> **AIM OF THE TASK**: Write the lines out exactly as they stand, from the one containing "Give me the Bokeh source for this chart." through the one containing "x_start, x_end = 2002.19, 2009.753", and only those. Omit pictures.

> **EXCERPTED DATA**:
+++

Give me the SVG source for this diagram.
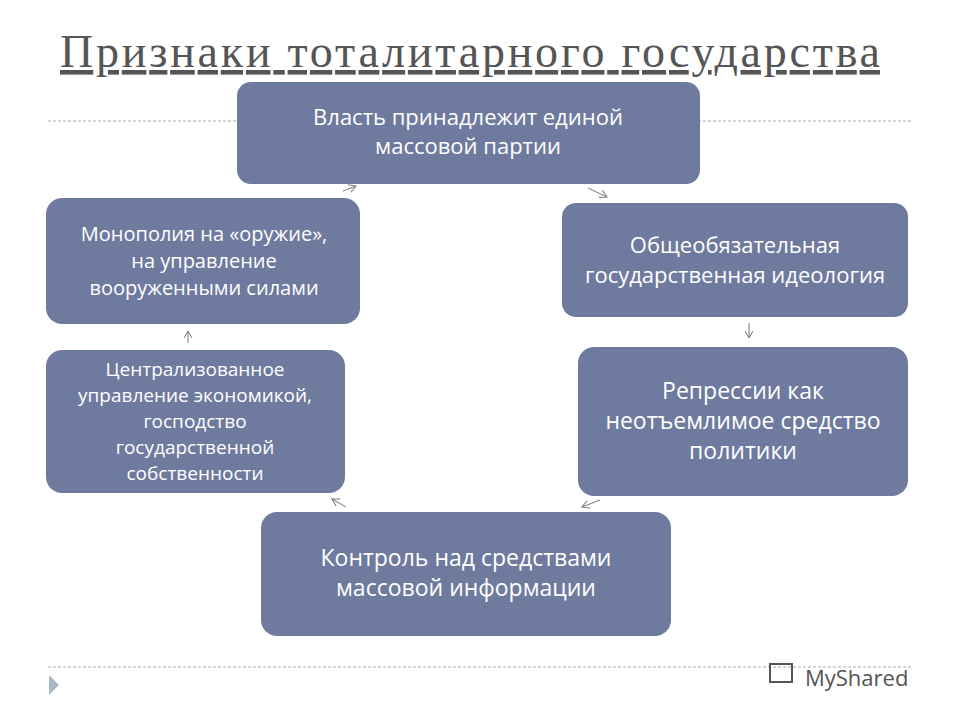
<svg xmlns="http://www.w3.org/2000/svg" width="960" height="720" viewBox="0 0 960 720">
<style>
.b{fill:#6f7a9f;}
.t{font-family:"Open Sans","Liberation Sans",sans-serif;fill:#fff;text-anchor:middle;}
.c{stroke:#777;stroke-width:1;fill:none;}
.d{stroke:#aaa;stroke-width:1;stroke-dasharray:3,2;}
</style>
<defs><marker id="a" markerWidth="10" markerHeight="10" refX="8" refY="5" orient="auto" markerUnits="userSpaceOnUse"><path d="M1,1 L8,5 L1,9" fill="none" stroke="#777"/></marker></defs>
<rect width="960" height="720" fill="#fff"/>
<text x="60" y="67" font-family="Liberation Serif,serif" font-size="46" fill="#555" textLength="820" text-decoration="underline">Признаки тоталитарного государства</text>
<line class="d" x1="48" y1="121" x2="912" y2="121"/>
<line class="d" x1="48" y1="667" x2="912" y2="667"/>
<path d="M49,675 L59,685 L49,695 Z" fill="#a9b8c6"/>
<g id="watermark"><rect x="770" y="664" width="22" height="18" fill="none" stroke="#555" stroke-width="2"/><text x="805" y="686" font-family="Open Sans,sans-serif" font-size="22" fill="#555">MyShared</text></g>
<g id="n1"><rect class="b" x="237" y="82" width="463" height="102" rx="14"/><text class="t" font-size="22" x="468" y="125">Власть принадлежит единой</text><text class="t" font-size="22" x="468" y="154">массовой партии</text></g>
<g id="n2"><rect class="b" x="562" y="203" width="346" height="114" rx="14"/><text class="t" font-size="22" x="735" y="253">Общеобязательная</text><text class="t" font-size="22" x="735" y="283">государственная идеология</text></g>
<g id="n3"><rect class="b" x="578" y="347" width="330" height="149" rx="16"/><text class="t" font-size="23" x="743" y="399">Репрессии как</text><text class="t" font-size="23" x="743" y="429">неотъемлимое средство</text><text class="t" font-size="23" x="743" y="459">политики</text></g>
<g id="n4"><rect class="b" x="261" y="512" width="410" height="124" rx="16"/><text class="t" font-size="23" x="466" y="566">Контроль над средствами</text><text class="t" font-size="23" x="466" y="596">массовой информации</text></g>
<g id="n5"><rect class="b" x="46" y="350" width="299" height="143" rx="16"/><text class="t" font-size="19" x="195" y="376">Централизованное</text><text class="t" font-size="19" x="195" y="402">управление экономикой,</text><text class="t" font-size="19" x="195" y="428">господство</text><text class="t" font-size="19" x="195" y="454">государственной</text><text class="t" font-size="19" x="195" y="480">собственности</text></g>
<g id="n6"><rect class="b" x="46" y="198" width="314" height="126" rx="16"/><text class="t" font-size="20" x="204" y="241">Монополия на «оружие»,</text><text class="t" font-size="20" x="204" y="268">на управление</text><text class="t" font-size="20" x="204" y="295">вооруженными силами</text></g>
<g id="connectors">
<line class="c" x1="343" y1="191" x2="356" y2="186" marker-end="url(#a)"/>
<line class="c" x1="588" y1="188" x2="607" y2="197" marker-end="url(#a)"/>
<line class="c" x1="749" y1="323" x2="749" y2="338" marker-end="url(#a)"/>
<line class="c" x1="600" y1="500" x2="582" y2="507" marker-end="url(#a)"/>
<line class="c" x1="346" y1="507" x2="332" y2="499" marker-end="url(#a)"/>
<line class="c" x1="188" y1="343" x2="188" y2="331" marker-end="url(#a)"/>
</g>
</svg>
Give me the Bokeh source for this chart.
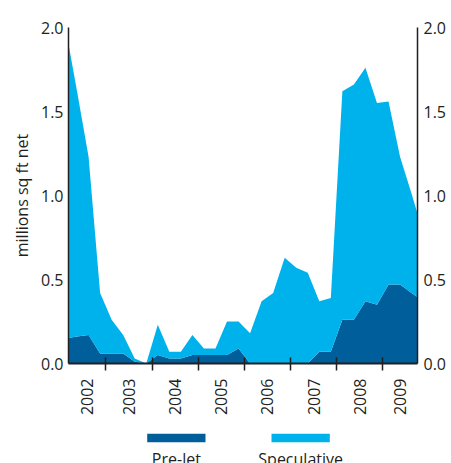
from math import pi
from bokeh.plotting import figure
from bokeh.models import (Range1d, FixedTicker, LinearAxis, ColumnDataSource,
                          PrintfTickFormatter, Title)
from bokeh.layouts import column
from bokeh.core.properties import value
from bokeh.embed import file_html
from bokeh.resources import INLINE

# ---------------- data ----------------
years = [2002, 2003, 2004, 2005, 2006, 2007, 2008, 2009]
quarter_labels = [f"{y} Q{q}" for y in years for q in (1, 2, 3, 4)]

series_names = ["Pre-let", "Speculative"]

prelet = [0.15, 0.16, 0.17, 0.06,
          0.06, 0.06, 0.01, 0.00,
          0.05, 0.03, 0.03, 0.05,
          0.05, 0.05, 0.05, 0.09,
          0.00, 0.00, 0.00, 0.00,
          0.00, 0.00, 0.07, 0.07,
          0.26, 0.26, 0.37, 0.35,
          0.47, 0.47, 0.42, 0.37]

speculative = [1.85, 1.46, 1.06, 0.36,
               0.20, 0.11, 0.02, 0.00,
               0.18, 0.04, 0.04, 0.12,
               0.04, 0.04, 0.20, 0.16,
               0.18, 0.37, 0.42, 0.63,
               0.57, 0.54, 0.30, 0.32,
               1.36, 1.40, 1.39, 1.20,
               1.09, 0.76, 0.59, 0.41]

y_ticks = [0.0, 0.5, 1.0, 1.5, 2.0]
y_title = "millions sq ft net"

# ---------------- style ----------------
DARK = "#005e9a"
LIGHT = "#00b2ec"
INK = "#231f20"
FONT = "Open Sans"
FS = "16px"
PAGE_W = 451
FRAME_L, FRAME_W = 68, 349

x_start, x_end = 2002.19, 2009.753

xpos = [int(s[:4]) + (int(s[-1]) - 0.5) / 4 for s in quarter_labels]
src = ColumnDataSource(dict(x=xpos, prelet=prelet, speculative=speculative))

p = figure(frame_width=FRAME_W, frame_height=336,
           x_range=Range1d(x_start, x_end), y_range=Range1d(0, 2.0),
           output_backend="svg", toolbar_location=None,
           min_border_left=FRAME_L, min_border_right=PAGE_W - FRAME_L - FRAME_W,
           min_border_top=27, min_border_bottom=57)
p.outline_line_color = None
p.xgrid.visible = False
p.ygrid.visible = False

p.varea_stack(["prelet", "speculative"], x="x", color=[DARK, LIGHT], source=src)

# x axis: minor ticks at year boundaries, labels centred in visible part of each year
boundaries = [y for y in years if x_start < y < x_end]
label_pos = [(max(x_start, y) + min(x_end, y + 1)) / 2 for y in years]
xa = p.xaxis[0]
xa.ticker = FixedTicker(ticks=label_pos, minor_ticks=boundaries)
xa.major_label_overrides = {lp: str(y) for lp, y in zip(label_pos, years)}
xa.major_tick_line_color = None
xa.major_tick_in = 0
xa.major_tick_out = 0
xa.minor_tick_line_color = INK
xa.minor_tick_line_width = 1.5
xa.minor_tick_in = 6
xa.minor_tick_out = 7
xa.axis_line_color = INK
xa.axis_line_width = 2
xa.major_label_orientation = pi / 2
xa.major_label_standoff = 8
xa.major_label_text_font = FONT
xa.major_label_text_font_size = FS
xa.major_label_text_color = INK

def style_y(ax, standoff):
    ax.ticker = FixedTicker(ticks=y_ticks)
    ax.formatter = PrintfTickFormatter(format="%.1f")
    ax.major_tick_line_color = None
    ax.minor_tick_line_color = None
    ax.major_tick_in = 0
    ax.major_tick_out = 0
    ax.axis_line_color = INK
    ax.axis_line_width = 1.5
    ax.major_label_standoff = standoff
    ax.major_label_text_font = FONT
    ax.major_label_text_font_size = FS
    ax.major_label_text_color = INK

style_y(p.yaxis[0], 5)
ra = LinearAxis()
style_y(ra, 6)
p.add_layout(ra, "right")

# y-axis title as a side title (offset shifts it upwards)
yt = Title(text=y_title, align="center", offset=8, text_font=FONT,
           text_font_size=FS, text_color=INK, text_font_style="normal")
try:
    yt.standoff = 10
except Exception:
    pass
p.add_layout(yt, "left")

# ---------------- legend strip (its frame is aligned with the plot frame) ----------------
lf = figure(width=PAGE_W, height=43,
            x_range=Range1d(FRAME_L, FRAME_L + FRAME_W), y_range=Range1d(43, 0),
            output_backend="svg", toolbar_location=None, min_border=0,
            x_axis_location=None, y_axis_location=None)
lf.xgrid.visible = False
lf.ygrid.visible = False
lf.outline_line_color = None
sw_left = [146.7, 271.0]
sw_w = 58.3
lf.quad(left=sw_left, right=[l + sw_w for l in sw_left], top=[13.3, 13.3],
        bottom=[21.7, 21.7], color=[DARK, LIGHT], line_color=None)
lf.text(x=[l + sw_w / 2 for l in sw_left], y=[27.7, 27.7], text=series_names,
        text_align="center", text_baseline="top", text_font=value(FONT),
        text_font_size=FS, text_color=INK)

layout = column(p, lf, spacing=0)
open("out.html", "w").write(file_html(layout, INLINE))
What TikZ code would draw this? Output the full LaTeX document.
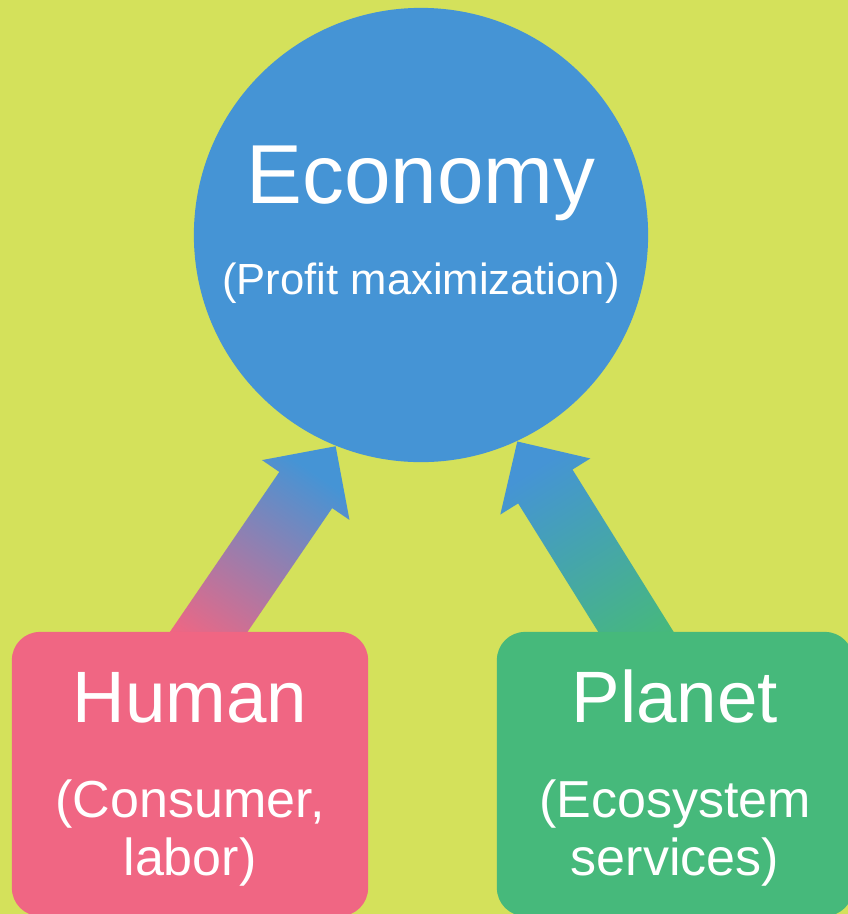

+++

> **FULL SOLUTION**:
Give me the Bokeh source for this chart.
from math import pi
from bokeh.plotting import figure
from bokeh.models import (Range1d, FixedTicker, LinearAxis, ColumnDataSource,
                          PrintfTickFormatter, Title)
from bokeh.layouts import column
from bokeh.core.properties import value
from bokeh.embed import file_html
from bokeh.resources import INLINE

# ---------------- data ----------------
years = [2002, 2003, 2004, 2005, 2006, 2007, 2008, 2009]
quarter_labels = [f"{y} Q{q}" for y in years for q in (1, 2, 3, 4)]

series_names = ["Pre-let", "Speculative"]

prelet = [0.15, 0.16, 0.17, 0.06,
          0.06, 0.06, 0.01, 0.00,
          0.05, 0.03, 0.03, 0.05,
          0.05, 0.05, 0.05, 0.09,
          0.00, 0.00, 0.00, 0.00,
          0.00, 0.00, 0.07, 0.07,
          0.26, 0.26, 0.37, 0.35,
          0.47, 0.47, 0.42, 0.37]

speculative = [1.85, 1.46, 1.06, 0.36,
               0.20, 0.11, 0.02, 0.00,
               0.18, 0.04, 0.04, 0.12,
               0.04, 0.04, 0.20, 0.16,
               0.18, 0.37, 0.42, 0.63,
               0.57, 0.54, 0.30, 0.32,
               1.36, 1.40, 1.39, 1.20,
               1.09, 0.76, 0.59, 0.41]

y_ticks = [0.0, 0.5, 1.0, 1.5, 2.0]
y_title = "millions sq ft net"

# ---------------- style ----------------
DARK = "#005e9a"
LIGHT = "#00b2ec"
INK = "#231f20"
FONT = "Open Sans"
FS = "16px"
PAGE_W = 451
FRAME_L, FRAME_W = 68, 349

x_start, x_end = 2002.19, 2009.753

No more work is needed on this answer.